Rapports avec la pratique de l’école San Yiquan :

L’existence de moines portiers renforçant et protégeant les défenses du monastère amène à penser que des formes d’art guerrier existait à l’intérieur de ces endroits. Les temples bouddhistes de Shaolin intégraient dans leur enseignement la formation des arts guerriers pour certains moines afin que ceux-ci protègent l’enceinte, les murs, les fortifications. De même il devait y avoir à Shaolin des moines prieurs, cuisiniers, jardiniers,…qui ne connaissait que peu de choses aux arts guerriers ou chevaleresques.
La notion de protection se manifeste dans le contexte du chapitre lorsque les moines portiers sortent armés de leur trique de bambou.
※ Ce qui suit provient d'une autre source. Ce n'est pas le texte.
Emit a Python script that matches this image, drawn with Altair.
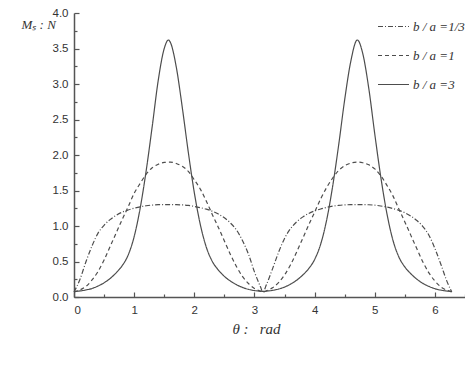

Ces bâtons ressemblent certainement aux sabres japonais en latte de bambou, les shinai. La finalité réside en la protection de ce qui peut être assailli ou attaqué. Ils sortent pour protéger la porte, et, dans leur cas, afin d’appliquer le règlement du temple.
La notion de renforcement se manifeste dans la consolidation de la structure. Les portiers voit Lu Zhi Sheng arriver, le connaissant et sachant qu’ils ne sont pas de taille à lutter ou à protéger la porte à l’extérieur, ils choisissent de la renforcer par l’intérieur.
Le comparatif entre « arts martiaux interne » « Nei Jia » et « arts martiaux externe » « Wei Jia » peut se manifester également de cette façon. En interne la notion de renforcement demeure prépondérante, et inversement pour l’externe la notion de protection sera bien souvent la plus travaillée. Mais il n’est jamais évident de généraliser les manifestations de grands principes, surtout lorsque celles-ci s’expriment par le corps, l’identité de chaque individu, et l’intention développée dans les arts de mouvements.